Bison is itchy again. I am a bit slow to catch on, but he did this the past two winters as well. Last winter, I was thinking allergy and even talked to the vet about it. We were on a "wait and watch" plan, but it cleared up in the spring. The winter before it was a hot spot... didn't make the connection. Third time, it finally clicks. Dryer air? Cold? I know my skin gets drier.

What can I do? I don't think he would appreciate the Bath and Body works lotion I use on my dry skin.


----------



## onyx'girl (May 18, 2007)

Are you supplementing with Salmon oil/vitamin E? It does help. My dogs have started scratching in the past couple weeks,as we have turned on the furnace. I have a humidifier for the severe months(we heat w/ wood, too) Humidifiers help everyone!


----------



## JerzeyGSD (Jun 26, 2008)

Yep, fish oil and Vit. E


----------



## k950ECHO (Oct 15, 2009)

My skin gets dry so do the girls. I supplement with Raw egg, Olive Oil, fish oil, cod liver, salmon oil, oatmeal, yogurt. i dont bathe them as often in the winter time.


----------



## Kayos and Havoc (Oct 17, 2002)

Yep, dry skin, just like humans! When we run the furnace it gets dry in the house. You cna try to add more humidity to the air for him too.


----------



## SuzyE (Apr 22, 2005)

YES! me too! humidifier helps.


----------



## hk45shooter (Apr 7, 2009)

How are you "supplementing"? Are they liquids you add to the food, liquid capsules? 

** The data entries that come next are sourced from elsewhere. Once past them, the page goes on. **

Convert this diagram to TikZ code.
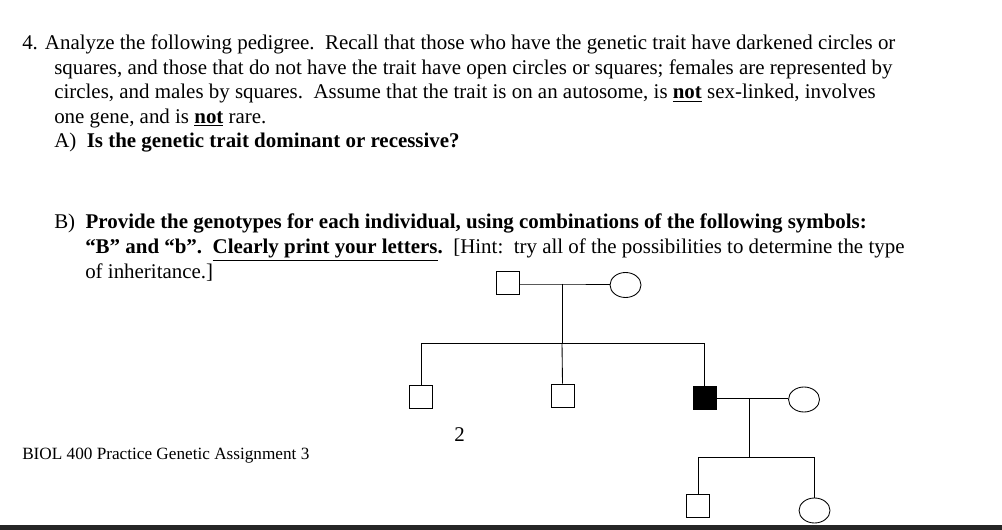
\documentclass[tikz,border=0pt]{standalone}
\usepackage{fontspec}
\setmainfont{Liberation Serif}
\usetikzlibrary{shapes.geometric}
\begin{document}
\begin{tikzpicture}[x=0.75pt,y=-0.75pt,
  txt/.style={anchor=base west,inner sep=0pt,font=\fontsize{15.7pt}{18pt}\selectfont},
  male/.style={draw,line width=0.65pt,minimum width=23*0.75pt,minimum height=23*0.75pt,inner sep=0pt},
  aff/.style={male,fill=black},
  fem/.style={draw,line width=0.65pt,ellipse,minimum width=31*0.75pt,minimum height=25*0.75pt,inner sep=0pt},
  ln/.style={line width=0.65pt}]
\useasboundingbox (0,0) rectangle (1002,530);
\fill[black!85] (0,525) rectangle (1002,530);
\node[txt] (l1) at (22,50) {4. Analyze the following pedigree.\ \ Recall that those who have the genetic trait have darkened circles or};
\node[txt] (l2) at (54,74.5) {squares, and those that do not have the trait have open circles or squares; females are represented by};
\node[txt] (l3) at (54,99) {circles, and males by squares.\ \ Assume that the trait is on an autosome, is \underline{\textbf{not}} sex-linked, involves};
\node[txt] (l4) at (54,123.5) {one gene, and is \underline{\textbf{not}} rare.};
\node[txt] (l5) at (54,148) {A)\ \ \textbf{Is the genetic trait dominant or recessive?}};
\node[txt] (b1) at (54,229) {B)\ \ \textbf{Provide the genotypes for each individual, using combinations of the following symbols:}};
\node[txt] (b2) at (85,254) {\textbf{“B” and “b”.\ \ \underline{Clearly print your letters}.}\ \ [Hint:\ \ try all of the possibilities to determine the type};
\node[txt] (b3) at (85,279) {of inheritance.]};
\node[txt,font=\fontsize{12.9pt}{15pt}\selectfont] (foot) at (22,459) {BIOL 400 Practice Genetic Assignment 3};
\node[txt] (two) at (454,441) {2};
% generation I
\node[male] (f1) at (507.5,282.5) {};
\node[fem] (m1) at (625.5,285) {};
\coordinate (c1) at (562,284);
\coordinate (s1) at (562,343);
\draw[ln] (f1.east |- c1) -- (c1) -- (m1.west |- c1);
\draw[ln] (c1) -- (s1);
% generation II
\node[male] (a) at (421,397) {};
\node[male] (b) at (562.5,395.5) {};
\node[aff] (c) at (704.5,397.5) {};
\node[fem] (w) at (804,399.5) {};
\coordinate (sl) at (421,343);
\coordinate (sr) at (704.5,343);
\draw[ln] (a.north) -- (sl) -- (sr) -- (c.north);
\draw[ln] (s1) -- (b.north);
\coordinate (c2) at (749,398);
\coordinate (s2) at (749,457);
\draw[ln] (c.east |- c2) -- (w.west |- c2);
\draw[ln] (c2) -- (s2);
% generation III
\node[male] (d) at (698,506) {};
\node[fem] (e) at (814.5,510.5) {};
\draw[ln] (d.north) -- (d.north |- s2) -- (e.north |- s2) -- (e.north);
\end{tikzpicture}
\end{document}
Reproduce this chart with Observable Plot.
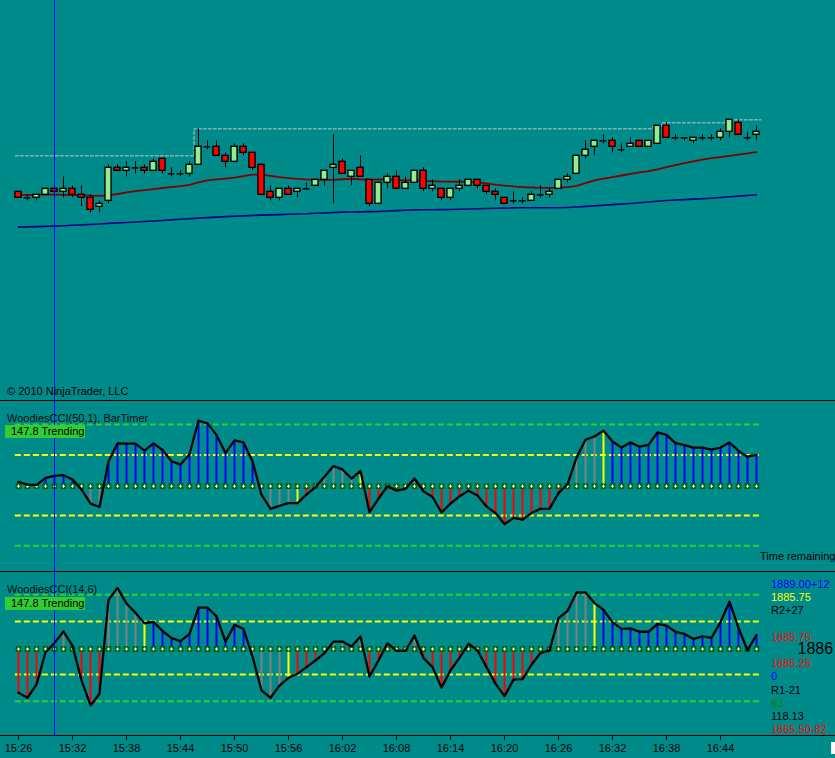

I've been curious of this subject too, & was gonna start a new topic till I found this one. Nico has begun scratching & biting (chomping) like his skin is dry. I have a humidifier, but have not used it yet this year cause the humidity in the house is 65%.


----------



## onyx'girl (May 18, 2007)

I use human grade salmon oil gel caps, you can give a couple in the am and pm and then give one 400iu vitamin E daily. I feed raw eggs about 4 times a week, too. My dogs still are scratching now, but I think it is the winter coat coming in.


----------